Frequently Asked Questions
How is a car’s value determined for tax purposes in Vietnam?
The value is the “CIF” price (Cost, Insurance, Freight) assessed by customs officials. While your purchase invoice is the starting point, customs maintains a price database and can assign a higher value if they believe yours is understated, which is a common practice.
Can a returning Vietnamese citizen (Viet Kieu) import a used car tax-free?
Eligible Viet Kieu are generally granted a one-time, duty-free exemption for importing one used car as part of their personal assets upon repatriation. However, you must meet strict criteria, such as having registered to reside permanently in Vietnam. SCT and VAT may still apply.
Are electric vehicles (EVs) taxed differently in Vietnam?

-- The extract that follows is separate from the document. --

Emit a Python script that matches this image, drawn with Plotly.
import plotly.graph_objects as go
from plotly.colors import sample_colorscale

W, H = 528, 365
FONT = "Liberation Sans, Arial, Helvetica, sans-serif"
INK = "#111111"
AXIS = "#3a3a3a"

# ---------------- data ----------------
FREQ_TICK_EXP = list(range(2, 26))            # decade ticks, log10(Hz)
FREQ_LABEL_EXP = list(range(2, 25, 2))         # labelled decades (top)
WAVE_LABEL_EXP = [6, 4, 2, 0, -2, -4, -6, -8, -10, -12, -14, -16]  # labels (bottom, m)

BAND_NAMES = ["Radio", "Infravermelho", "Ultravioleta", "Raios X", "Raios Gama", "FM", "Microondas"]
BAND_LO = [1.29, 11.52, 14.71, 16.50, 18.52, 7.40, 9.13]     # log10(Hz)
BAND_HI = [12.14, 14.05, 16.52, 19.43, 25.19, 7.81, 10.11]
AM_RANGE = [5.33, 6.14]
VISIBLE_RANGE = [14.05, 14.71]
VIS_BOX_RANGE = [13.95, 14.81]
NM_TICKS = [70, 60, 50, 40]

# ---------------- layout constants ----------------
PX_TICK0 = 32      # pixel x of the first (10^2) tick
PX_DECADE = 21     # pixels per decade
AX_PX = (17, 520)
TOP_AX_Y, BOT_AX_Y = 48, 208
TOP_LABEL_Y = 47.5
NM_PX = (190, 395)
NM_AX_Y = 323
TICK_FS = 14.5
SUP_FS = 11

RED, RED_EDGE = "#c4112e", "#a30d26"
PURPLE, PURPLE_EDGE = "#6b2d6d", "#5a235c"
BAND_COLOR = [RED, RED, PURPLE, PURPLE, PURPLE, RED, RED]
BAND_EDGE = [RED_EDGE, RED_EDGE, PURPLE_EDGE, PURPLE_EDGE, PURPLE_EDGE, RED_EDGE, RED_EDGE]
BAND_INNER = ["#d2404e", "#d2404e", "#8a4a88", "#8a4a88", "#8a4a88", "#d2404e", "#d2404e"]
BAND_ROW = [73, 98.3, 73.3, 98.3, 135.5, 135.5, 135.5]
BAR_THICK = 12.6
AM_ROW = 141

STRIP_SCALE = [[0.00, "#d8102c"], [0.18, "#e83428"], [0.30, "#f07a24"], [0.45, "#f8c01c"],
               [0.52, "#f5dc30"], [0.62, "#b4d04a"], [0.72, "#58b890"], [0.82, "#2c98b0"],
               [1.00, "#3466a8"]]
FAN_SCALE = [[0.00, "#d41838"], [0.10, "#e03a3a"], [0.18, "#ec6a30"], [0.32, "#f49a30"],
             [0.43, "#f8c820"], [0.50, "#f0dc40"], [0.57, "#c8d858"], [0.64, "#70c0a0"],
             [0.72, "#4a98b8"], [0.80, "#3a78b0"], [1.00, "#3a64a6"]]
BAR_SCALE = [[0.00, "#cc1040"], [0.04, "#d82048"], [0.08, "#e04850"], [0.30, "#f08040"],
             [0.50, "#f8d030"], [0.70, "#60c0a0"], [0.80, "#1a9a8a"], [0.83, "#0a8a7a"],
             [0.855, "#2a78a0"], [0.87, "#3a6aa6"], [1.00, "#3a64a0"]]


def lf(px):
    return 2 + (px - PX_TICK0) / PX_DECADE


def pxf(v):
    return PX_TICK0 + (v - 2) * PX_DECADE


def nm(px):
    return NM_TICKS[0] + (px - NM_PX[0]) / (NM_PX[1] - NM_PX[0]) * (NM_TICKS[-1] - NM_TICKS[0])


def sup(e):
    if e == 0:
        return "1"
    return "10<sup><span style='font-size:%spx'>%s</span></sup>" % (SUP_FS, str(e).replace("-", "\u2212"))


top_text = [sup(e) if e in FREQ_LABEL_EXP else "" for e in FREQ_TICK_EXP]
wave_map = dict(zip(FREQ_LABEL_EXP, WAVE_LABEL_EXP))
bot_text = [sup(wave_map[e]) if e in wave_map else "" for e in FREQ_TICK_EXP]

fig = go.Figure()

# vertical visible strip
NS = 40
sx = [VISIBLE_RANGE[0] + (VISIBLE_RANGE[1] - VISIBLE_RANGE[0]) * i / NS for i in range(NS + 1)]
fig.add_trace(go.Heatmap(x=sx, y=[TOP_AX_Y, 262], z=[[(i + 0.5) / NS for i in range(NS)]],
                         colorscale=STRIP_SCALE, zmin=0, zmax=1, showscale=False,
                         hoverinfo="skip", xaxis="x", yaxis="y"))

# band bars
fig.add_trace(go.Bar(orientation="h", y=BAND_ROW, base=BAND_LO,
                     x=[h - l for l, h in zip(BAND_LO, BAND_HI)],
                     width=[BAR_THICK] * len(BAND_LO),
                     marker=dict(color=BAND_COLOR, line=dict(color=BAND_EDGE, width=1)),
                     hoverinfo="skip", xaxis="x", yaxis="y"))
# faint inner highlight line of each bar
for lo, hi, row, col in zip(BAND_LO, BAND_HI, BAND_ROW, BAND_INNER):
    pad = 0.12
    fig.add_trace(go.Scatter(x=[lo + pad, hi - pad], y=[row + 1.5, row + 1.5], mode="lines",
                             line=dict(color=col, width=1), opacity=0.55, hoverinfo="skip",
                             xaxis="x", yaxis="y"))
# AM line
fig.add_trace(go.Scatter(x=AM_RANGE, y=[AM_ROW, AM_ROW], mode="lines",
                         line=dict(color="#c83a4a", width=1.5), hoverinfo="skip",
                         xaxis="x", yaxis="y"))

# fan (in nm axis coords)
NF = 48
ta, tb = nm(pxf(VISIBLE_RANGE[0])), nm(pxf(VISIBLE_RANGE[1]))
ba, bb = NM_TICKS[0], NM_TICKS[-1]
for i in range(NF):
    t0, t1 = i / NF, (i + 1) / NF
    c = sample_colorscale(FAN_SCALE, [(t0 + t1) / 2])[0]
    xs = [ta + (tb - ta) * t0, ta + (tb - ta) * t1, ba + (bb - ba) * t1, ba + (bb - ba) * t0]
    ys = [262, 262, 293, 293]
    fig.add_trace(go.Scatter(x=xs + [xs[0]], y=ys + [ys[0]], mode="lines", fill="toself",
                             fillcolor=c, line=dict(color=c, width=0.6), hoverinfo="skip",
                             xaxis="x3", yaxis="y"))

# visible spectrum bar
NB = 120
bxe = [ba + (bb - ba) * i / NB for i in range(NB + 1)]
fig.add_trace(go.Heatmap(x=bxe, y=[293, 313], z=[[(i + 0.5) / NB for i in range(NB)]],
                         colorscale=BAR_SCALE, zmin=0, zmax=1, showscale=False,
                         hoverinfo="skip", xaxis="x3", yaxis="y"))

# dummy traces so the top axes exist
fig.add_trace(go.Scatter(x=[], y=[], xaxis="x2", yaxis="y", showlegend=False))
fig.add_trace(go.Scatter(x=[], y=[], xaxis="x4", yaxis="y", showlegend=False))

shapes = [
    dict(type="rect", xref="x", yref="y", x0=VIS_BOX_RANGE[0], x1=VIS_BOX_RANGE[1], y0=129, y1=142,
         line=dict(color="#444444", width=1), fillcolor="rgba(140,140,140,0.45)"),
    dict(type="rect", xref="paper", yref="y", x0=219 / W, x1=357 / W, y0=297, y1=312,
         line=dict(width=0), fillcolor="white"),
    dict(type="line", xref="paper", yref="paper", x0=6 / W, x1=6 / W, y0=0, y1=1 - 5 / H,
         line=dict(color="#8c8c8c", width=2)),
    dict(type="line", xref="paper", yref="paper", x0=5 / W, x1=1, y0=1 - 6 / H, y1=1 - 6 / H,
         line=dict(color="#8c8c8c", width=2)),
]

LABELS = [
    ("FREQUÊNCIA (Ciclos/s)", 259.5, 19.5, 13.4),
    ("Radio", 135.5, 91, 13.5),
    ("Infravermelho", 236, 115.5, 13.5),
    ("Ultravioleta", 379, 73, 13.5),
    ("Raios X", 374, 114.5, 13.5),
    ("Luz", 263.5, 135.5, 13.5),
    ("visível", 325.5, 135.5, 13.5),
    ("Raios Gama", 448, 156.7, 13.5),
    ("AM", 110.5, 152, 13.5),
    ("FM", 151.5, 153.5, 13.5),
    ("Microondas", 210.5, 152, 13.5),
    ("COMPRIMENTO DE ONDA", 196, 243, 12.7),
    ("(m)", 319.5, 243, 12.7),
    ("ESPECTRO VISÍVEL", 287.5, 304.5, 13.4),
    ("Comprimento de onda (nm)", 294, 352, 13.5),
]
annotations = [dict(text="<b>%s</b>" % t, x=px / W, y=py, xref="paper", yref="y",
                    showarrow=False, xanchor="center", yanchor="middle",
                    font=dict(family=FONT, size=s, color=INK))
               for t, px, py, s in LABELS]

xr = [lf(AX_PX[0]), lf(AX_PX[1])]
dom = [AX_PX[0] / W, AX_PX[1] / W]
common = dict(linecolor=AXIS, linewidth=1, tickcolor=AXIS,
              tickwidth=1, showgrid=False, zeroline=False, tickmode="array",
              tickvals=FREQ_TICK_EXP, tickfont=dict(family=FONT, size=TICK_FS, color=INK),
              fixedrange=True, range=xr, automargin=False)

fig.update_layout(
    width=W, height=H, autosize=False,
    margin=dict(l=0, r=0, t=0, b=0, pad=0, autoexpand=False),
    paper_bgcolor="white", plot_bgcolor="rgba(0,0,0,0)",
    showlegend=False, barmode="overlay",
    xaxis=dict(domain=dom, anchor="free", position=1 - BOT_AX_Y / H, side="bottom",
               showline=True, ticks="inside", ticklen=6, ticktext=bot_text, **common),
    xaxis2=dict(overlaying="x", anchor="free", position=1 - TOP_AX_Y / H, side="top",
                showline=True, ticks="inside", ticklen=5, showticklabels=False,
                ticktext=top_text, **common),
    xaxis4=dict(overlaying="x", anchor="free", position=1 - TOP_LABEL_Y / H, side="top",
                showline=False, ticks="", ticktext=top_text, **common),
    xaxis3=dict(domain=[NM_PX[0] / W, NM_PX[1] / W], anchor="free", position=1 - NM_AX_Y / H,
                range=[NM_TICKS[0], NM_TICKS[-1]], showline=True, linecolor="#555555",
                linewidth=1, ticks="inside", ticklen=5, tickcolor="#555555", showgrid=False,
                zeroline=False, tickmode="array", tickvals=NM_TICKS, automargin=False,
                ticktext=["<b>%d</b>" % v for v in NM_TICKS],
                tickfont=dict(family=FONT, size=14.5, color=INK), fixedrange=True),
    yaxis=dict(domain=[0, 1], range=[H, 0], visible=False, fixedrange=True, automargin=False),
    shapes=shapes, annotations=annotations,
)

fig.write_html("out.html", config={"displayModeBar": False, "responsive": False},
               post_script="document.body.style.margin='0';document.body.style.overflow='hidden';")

Yes, significantly. To promote green transport, the Special Consumption Tax (SCT) on battery-electric cars is only 1-3%, compared to 35-150% for gasoline cars. While import duty and VAT still apply, this makes importing EVs far more financially viable.
Is it possible to import a classic or antique car to Vietnam?
This is extremely difficult. The 5-year age limit on used cars applies broadly. There isn’t a straightforward “classic car” exemption for personal or commercial imports, and such a vehicle would likely fail to meet modern emissions and safety standards required for registration.